United States District Court, Western District of Washington (2013)

Facts

Issue

Holding — Lasnik, J.

Rule

Reasoning

Deep Dive: How the Court Reached Its Decision

Summary Judgment Standard

The court first established the standard for summary judgment, which is appropriate when there is no genuine dispute regarding any material fact and the movant is entitled to judgment as a matter of law. The moving party must inform the court of the basis for its motion and identify portions of the materials in the record that demonstrate the absence of a genuine issue of fact. If the moving party meets this burden, the non-moving party must then provide specific facts showing that there is a genuine issue for trial. The mere presence of minimal evidence supporting the non-moving party's position is insufficient, and the court should grant summary judgment if the non-moving party fails to offer evidence from which a reasonable jury could find in its favor.

Presumptive Damages

The court analyzed the concept of presumptive damages under Washington law, noting that if an insurer acts in bad faith, an insured defendant may independently negotiate a settlement and seek recovery from the insurer in a bad faith action. The presumptive measure of damages in such cases is the reasonable settlement amount, provided it is not tainted by fraud or collusion. The court recognized that the settlement agreement between Vision One and Berg was upheld as reasonable by the appellate court, thus satisfying the criteria for establishing presumptive damages. Despite RSUI's arguments that Vision One had not experienced harm and that any damages exceeding policy limits required a finding of bad faith, the court cited precedent rejecting these points, affirming that an agreement not to execute does not negate a showing of harm.
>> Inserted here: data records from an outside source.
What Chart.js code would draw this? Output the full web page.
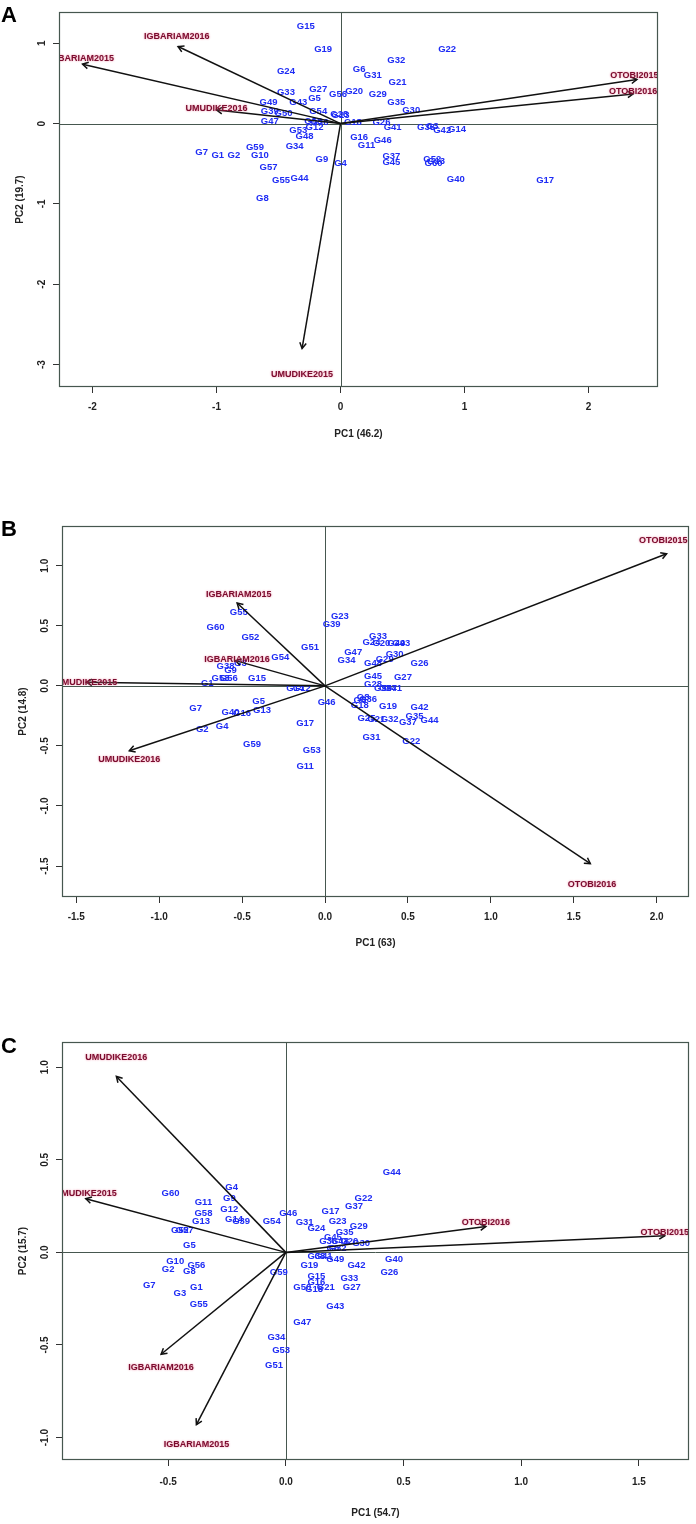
<!DOCTYPE html>
<html>
<head>
<meta charset="utf-8">
<script src="https://cdn.jsdelivr.net/npm/chart.js@4.4.0/dist/chart.umd.min.js"></script>
<style>
  body { margin: 0; background: #fff; width: 696px; height: 1524px; position: relative; overflow: hidden; }
  canvas { position: absolute; left: 0; }
  .tag { position: absolute; left: 1px; font: bold 22px "Liberation Sans", Arial, sans-serif; color: #000; }
</style>
</head>
<body>
<canvas id="panelA" width="696" height="450" style="top:0"></canvas>
<canvas id="panelB" width="696" height="459" style="top:500px"></canvas>
<canvas id="panelC" width="696" height="524" style="top:1000px"></canvas>
<div class="tag" style="top:2px">A</div>
<div class="tag" style="top:516px">B</div>
<div class="tag" style="top:1033px">C</div>
<script>
// ---- panel A : genotype scores ----
const genoA = ['G15','G19','G24','G33','G27','G5','G43','G56','G20','G49','G39','G50','G47','G54','G58','G36','G28','G23','G53','G12','G48','G34','G9','G4','G7','G1','G2','G59','G10','G57','G55','G44','G8','G22','G32','G6','G31','G21','G29','G35','G30','G18','G26','G41','G38','G3','G42','G14','G16','G11','G46','G37','G45','G52','G60','G13','G40','G17'];
const pc1A = [-0.28,-0.14,-0.44,-0.44,-0.18,-0.21,-0.34,-0.02,0.11,-0.58,-0.57,-0.46,-0.57,-0.18,-0.22,-0.17,-0.01,0.00,-0.34,-0.21,-0.29,-0.37,-0.15,0.00,-1.12,-0.99,-0.86,-0.69,-0.65,-0.58,-0.48,-0.33,-0.63,0.86,0.45,0.15,0.26,0.46,0.30,0.45,0.57,0.10,0.33,0.42,0.69,0.74,0.82,0.94,0.15,0.21,0.34,0.41,0.41,0.74,0.75,0.77,0.93,1.65];
const pc2A = [1.21,0.92,0.65,0.39,0.43,0.31,0.27,0.37,0.40,0.27,0.15,0.13,0.03,0.15,0.03,0.02,0.12,0.10,-0.08,-0.05,-0.16,-0.28,-0.44,-0.49,-0.36,-0.40,-0.39,-0.29,-0.39,-0.54,-0.71,-0.68,-0.93,0.93,0.79,0.67,0.60,0.51,0.37,0.27,0.16,0.02,0.02,-0.05,-0.05,-0.03,-0.08,-0.07,-0.17,-0.27,-0.21,-0.41,-0.48,-0.44,-0.49,-0.47,-0.69,-0.71];
// environment vectors
const envA = ['IGBARIAM2016','IGBARIAM2015','UMUDIKE2016','UMUDIKE2015','OTOBI2015','OTOBI2016'];
const envTipXA = [-1.31,-2.08,-1.00,-0.31,2.39,2.36];
const envTipYA = [0.96,0.74,0.17,-2.80,0.55,0.37];
const envLabXA = [-1.32,-2.09,-1.00,-0.31,2.37,2.36];
const envLabYA = [1.09,0.81,0.19,-3.12,0.60,0.40];
const xTicksA = ['-2','-1','0','1','2'];
const yTicksA = ['-3','-2','-1','0','1'];

// ---- panel B ----
const genoB = ['G55','G60','G52','G51','G54','G23','G39','G38','G9','G3','G58','G56','G1','G15','G14','G12','G46','G5','G7','G40','G16','G13','G2','G4','G17','G59','G53','G11','G33','G24','G20','G49','G43','G47','G34','G30','G29','G48','G26','G45','G27','G28','G50','G41','G57','G8','G36','G6','G18','G19','G42','G35','G44','G37','G32','G21','G25','G31','G22'];
const pc1B = [-0.52,-0.66,-0.45,-0.09,-0.27,0.09,0.04,-0.60,-0.57,-0.51,-0.63,-0.58,-0.71,-0.41,-0.18,-0.14,0.01,-0.40,-0.78,-0.57,-0.50,-0.38,-0.74,-0.62,-0.12,-0.44,-0.08,-0.12,0.32,0.28,0.34,0.43,0.46,0.17,0.13,0.42,0.36,0.29,0.57,0.29,0.47,0.29,0.35,0.41,0.38,0.23,0.26,0.21,0.21,0.38,0.57,0.54,0.63,0.50,0.39,0.31,0.25,0.28,0.52];
const pc2B = [0.61,0.49,0.40,0.32,0.24,0.58,0.51,0.16,0.13,0.19,0.06,0.06,0.02,0.06,-0.02,-0.02,-0.14,-0.13,-0.19,-0.22,-0.23,-0.20,-0.36,-0.34,-0.31,-0.49,-0.54,-0.67,0.41,0.36,0.35,0.35,0.35,0.28,0.21,0.26,0.22,0.19,0.19,0.08,0.07,0.01,-0.02,-0.02,-0.02,-0.10,-0.11,-0.12,-0.16,-0.17,-0.18,-0.25,-0.29,-0.30,-0.28,-0.28,-0.27,-0.43,-0.46];
const envB = ['OTOBI2015','IGBARIAM2015','IGBARIAM2016','UMUDIKE2015','UMUDIKE2016','OTOBI2016'];
const envTipXB = [2.06,-0.53,-0.54,-1.44,-1.18,1.60];
const envTipYB = [1.10,0.69,0.21,0.03,-0.54,-1.48];
const envLabXB = [2.04,-0.52,-0.53,-1.44,-1.18,1.61];
const envLabYB = [1.21,0.76,0.22,0.03,-0.61,-1.65];
const xTicksB = ['-1.5','-1.0','-0.5','0.0','0.5','1.0','1.5','2.0'];
const yTicksB = ['-1.5','-1.0','-0.5','0.0','0.5','1.0'];

// ---- panel C ----
const genoC = ['G4','G9','G60','G11','G58','G13','G12','G14','G39','G54','G46','G31','G24','G17','G23','G52','G57','G5','G44','G22','G37','G29','G35','G45','G36','G48','G20','G30','G6','G32','G41','G49','G38','G19','G10','G2','G56','G8','G7','G3','G1','G55','G59','G42','G40','G26','G33','G27','G15','G16','G21','G50','G18','G43','G47','G34','G53','G51'];
const pc1C = [-0.23,-0.24,-0.49,-0.35,-0.35,-0.36,-0.24,-0.22,-0.19,-0.06,0.01,0.08,0.13,0.19,0.22,-0.45,-0.43,-0.41,0.45,0.33,0.29,0.31,0.25,0.20,0.18,0.23,0.27,0.32,0.20,0.22,0.16,0.21,0.13,0.10,-0.47,-0.50,-0.38,-0.41,-0.58,-0.45,-0.38,-0.37,-0.03,0.30,0.46,0.44,0.27,0.28,0.13,0.13,0.17,0.07,0.12,0.21,0.07,-0.04,-0.02,-0.05];
const pc2C = [0.35,0.29,0.32,0.27,0.21,0.17,0.23,0.18,0.17,0.17,0.21,0.16,0.13,0.22,0.17,0.12,0.12,0.04,0.43,0.29,0.25,0.14,0.11,0.08,0.06,0.06,0.06,0.05,0.02,0.02,-0.02,-0.04,-0.02,-0.07,-0.05,-0.09,-0.07,-0.10,-0.18,-0.22,-0.19,-0.28,-0.11,-0.07,-0.04,-0.11,-0.14,-0.19,-0.13,-0.16,-0.19,-0.19,-0.20,-0.29,-0.38,-0.46,-0.53,-0.61];
const envC = ['UMUDIKE2016','UMUDIKE2015','OTOBI2016','OTOBI2015','IGBARIAM2016','IGBARIAM2015'];
const envTipXC = [-0.72,-0.85,0.85,1.61,-0.53,-0.38];
const envTipYC = [0.95,0.29,0.14,0.09,-0.55,-0.93];
const envLabXC = [-0.72,-0.85,0.85,1.61,-0.53,-0.38];
const envLabYC = [1.05,0.32,0.16,0.11,-0.62,-1.04];
const xTicksC = ['-0.5','0.0','0.5','1.0','1.5'];
const yTicksC = ['-1.0','-0.5','0.0','0.5','1.0'];

Chart.defaults.font.family = '"Liberation Sans", Arial, sans-serif';

const frameColor = '#46574f';

const biplot = {
  id: 'biplot',
  beforeDatasetsDraw(chart) {
    const { ctx, chartArea: a, scales: { x, y } } = chart;
    ctx.save();
    ctx.strokeStyle = frameColor;
    ctx.lineWidth = 1;
    const x0 = Math.round(x.getPixelForValue(0)) + 0.5;
    const y0 = Math.round(y.getPixelForValue(0)) + 0.5;
    ctx.beginPath();
    ctx.moveTo(a.left, y0); ctx.lineTo(a.right, y0);
    ctx.moveTo(x0, a.top); ctx.lineTo(x0, a.bottom);
    ctx.stroke();
    // genotype names
    ctx.beginPath();
    ctx.rect(a.left, a.top, a.right - a.left, a.bottom - a.top);
    ctx.clip();
    chart.data.datasets.forEach((ds, di) => {
      if (ds.role !== 'geno') return;
      ctx.font = 'bold 9.5px "Liberation Sans", Arial, sans-serif';
      ctx.fillStyle = '#1e2cf5';
      ctx.textAlign = 'center';
      ctx.textBaseline = 'middle';
      chart.getDatasetMeta(di).data.forEach((pt, i) => {
        ctx.fillText(ds.textLabels[i], pt.x, pt.y);
      });
    });
    ctx.restore();
  },
  afterDatasetsDraw(chart) {
    const { ctx, chartArea: a } = chart;
    ctx.save();
    ctx.beginPath();
    ctx.rect(a.left, a.top, a.right - a.left, a.bottom - a.top);
    ctx.clip();
    chart.data.datasets.forEach((ds, di) => {
      const pts = chart.getDatasetMeta(di).data;
      if (ds.role === 'arrow') {
        const o = pts[0], t = pts[1];
        const ang = Math.atan2(t.y - o.y, t.x - o.x);
        const L = 6.5, W = Math.PI / 6;
        ctx.strokeStyle = '#111';
        ctx.lineWidth = 1.5;
        ctx.beginPath();
        ctx.moveTo(t.x - L * Math.cos(ang - W), t.y - L * Math.sin(ang - W));
        ctx.lineTo(t.x, t.y);
        ctx.lineTo(t.x - L * Math.cos(ang + W), t.y - L * Math.sin(ang + W));
        ctx.stroke();
      }
    });
    chart.data.datasets.forEach((ds, di) => {
      if (ds.role !== 'env') return;
      ctx.font = 'bold 9px "Liberation Sans", Arial, sans-serif';
      ctx.fillStyle = '#7a0c2e';
      ctx.textAlign = 'center';
      ctx.textBaseline = 'middle';
      ctx.shadowColor = 'rgba(235,120,150,0.9)';
      ctx.shadowBlur = 2;
      chart.getDatasetMeta(di).data.forEach((pt, i) => {
        ctx.fillText(ds.textLabels[i], pt.x, pt.y);
      });
    });
    ctx.restore();
    ctx.save();
    ctx.strokeStyle = frameColor;
    ctx.lineWidth = 1.2;
    ctx.strokeRect(a.left + 0.5, a.top + 0.5, a.right - a.left - 1, a.bottom - a.top - 1);
    ctx.restore();
  }
};

function buildPanel(id, p) {
  const datasets = [{
    role: 'geno', textLabels: p.geno, pointRadius: 0,
    data: p.geno.map((g, i) => ({ x: p.gx[i], y: p.gy[i] }))
  }];
  p.env.forEach((e, i) => {
    datasets.push({
      role: 'arrow', showLine: true, borderColor: '#111', borderWidth: 1.5, pointRadius: 0,
      data: [{ x: 0, y: 0 }, { x: p.ex[i], y: p.ey[i] }]
    });
  });
  datasets.push({
    role: 'env', textLabels: p.env, pointRadius: 0,
    data: p.env.map((e, i) => ({ x: p.lx[i], y: p.ly[i] }))
  });

  const tickFont = { size: 10, weight: 'bold' };
  new Chart(document.getElementById(id), {
    type: 'scatter',
    data: { datasets },
    options: {
      responsive: false,
      animation: false,
      events: [],
      layout: { padding: { top: p.padTop, right: p.padRight, left: 0, bottom: 0 } },
      plugins: { legend: { display: false }, tooltip: { enabled: false } },
      scales: {
        x: {
          type: 'linear', min: p.xMin, max: p.xMax,
          afterBuildTicks: s => { s.ticks = p.xTicks.map(t => ({ value: Number(t) })); },
          afterFit: s => { s.height = p.xH; },
          ticks: { autoSkip: false, minRotation: 0, maxRotation: 0, padding: p.xTickPad, color: '#222', font: tickFont,
                   callback: (v, i) => p.xTicks[i] },
          grid: { drawOnChartArea: false, tickLength: 6, color: '#333' },
          border: { display: false },
          title: { display: true, text: p.xTitle, color: '#222', font: tickFont, padding: { top: 0, bottom: p.xTitlePad } }
        },
        y: {
          type: 'linear', min: p.yMin, max: p.yMax,
          afterBuildTicks: s => { s.ticks = p.yTicks.map(t => ({ value: Number(t) })); },
          afterFit: s => { s.width = p.yW; },
          ticks: { autoSkip: false, minRotation: 90, maxRotation: 90, crossAlign: 'center', padding: p.yTickPad, color: '#222', font: tickFont,
                   callback: (v, i) => p.yTicks[i] },
          grid: { drawOnChartArea: false, tickLength: 6, color: '#333' },
          border: { display: false },
          title: { display: true, text: p.yTitle, color: '#222', font: tickFont, padding: { top: p.yTitlePad, bottom: 0 } }
        }
      }
    },
    plugins: [biplot]
  });
}

buildPanel('panelA', {
  geno: genoA, gx: pc1A, gy: pc2A,
  env: envA, ex: envTipXA, ey: envTipYA, lx: envLabXA, ly: envLabYA,
  xTicks: xTicksA, yTicks: yTicksA,
  xMin: -2.27, xMax: 2.56, yMin: -3.28, yMax: 1.39,
  xTitle: 'PC1 (46.2)', yTitle: 'PC2 (19.7)',
  padTop: 12, padRight: 38, yW: 59, xH: 63,
  xTickPad: 8, xTitlePad: 10, yTickPad: 6, yTitlePad: 14
});

buildPanel('panelB', {
  geno: genoB, gx: pc1B, gy: pc2B,
  env: envB, ex: envTipXB, ey: envTipYB, lx: envLabXB, ly: envLabYB,
  xTicks: xTicksB, yTicks: yTicksB,
  xMin: -1.586, xMax: 2.195, yMin: -1.758, yMax: 1.331,
  xTitle: 'PC1 (63)', yTitle: 'PC2 (14.8)',
  padTop: 26, padRight: 7, yW: 62, xH: 62,
  xTickPad: 8, xTitlePad: 10, yTickPad: 2, yTitlePad: 17
});

buildPanel('panelC', {
  geno: genoC, gx: pc1C, gy: pc2C,
  env: envC, ex: envTipXC, ey: envTipYC, lx: envLabXC, ly: envLabYC,
  xTicks: xTicksC, yTicks: yTicksC,
  xMin: -0.951, xMax: 1.713, yMin: -1.121, yMax: 1.136,
  xTitle: 'PC1 (54.7)', yTitle: 'PC2 (15.7)',
  padTop: 42, padRight: 7, yW: 62, xH: 64,
  xTickPad: 10, xTitlePad: 5, yTickPad: 2, yTitlePad: 17
});
</script>
</body>
</html>
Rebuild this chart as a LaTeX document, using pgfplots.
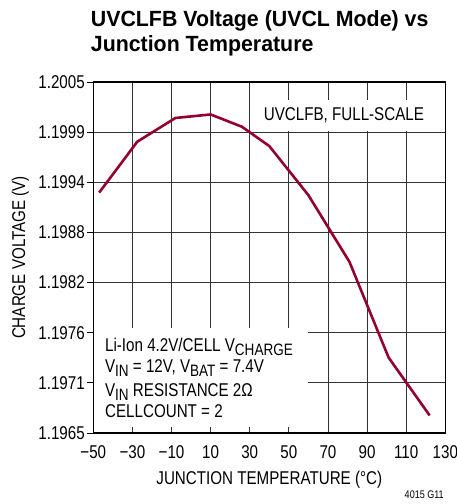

Policy Limits and Bad Faith

The court further examined whether RSUI's liability could exceed the policy limits without a finding of bad faith. Citing previous cases, the court clarified that while a reasonable settlement establishes presumptive damages, excess liability necessitates proof of bad faith on the insurer's part. The court highlighted that, although it set the presumptive damages at $1 million, consistent with the policy limits, Vision One retained the opportunity to present evidence of RSUI's bad faith conduct, which could justify damages exceeding the policy limits. This ruling aligned with the principle that insurers could avoid liability beyond limits by acting in good faith, thereby protecting their interests while ensuring fair outcomes for insured parties.

Pre-Judgment Interest

The court addressed the issue of prejudgment interest, determining that Vision One was entitled to it as the amount sought was deemed liquidated. A liquidated claim is one where the evidence provides a clear basis to compute the amount due without reliance on opinion or discretion, even if the precise amount is contested. The court referenced previous cases where the entitlement to prejudgment interest was upheld despite disputes over the underlying facts. The court found that, given the established coverage and the presumptive measure of damages, Vision One's claim constituted a liquidated sum, thus warranting an award of prejudgment interest. However, the court did not set the interest rate at this stage, as the components of the final judgment remained unresolved, leaving this determination for future consideration.

Conclusion

In conclusion, the court granted in part and denied in part Vision One's motion regarding damages, establishing the presumptive value of damages at $1 million, reflecting the policy limits. While RSUI's liability was confirmed at this amount, the court allowed for the possibility of recovering additional damages contingent upon a finding of bad faith. Additionally, the court affirmed Vision One's right to seek prejudgment interest, deferring the decision on the applicable interest rate until all components of the judgment were clarified. This ruling underscored the balance between ensuring insurers acted in good faith while protecting the rights of insured parties to seek fair compensation for settlements negotiated in reasonable circumstances.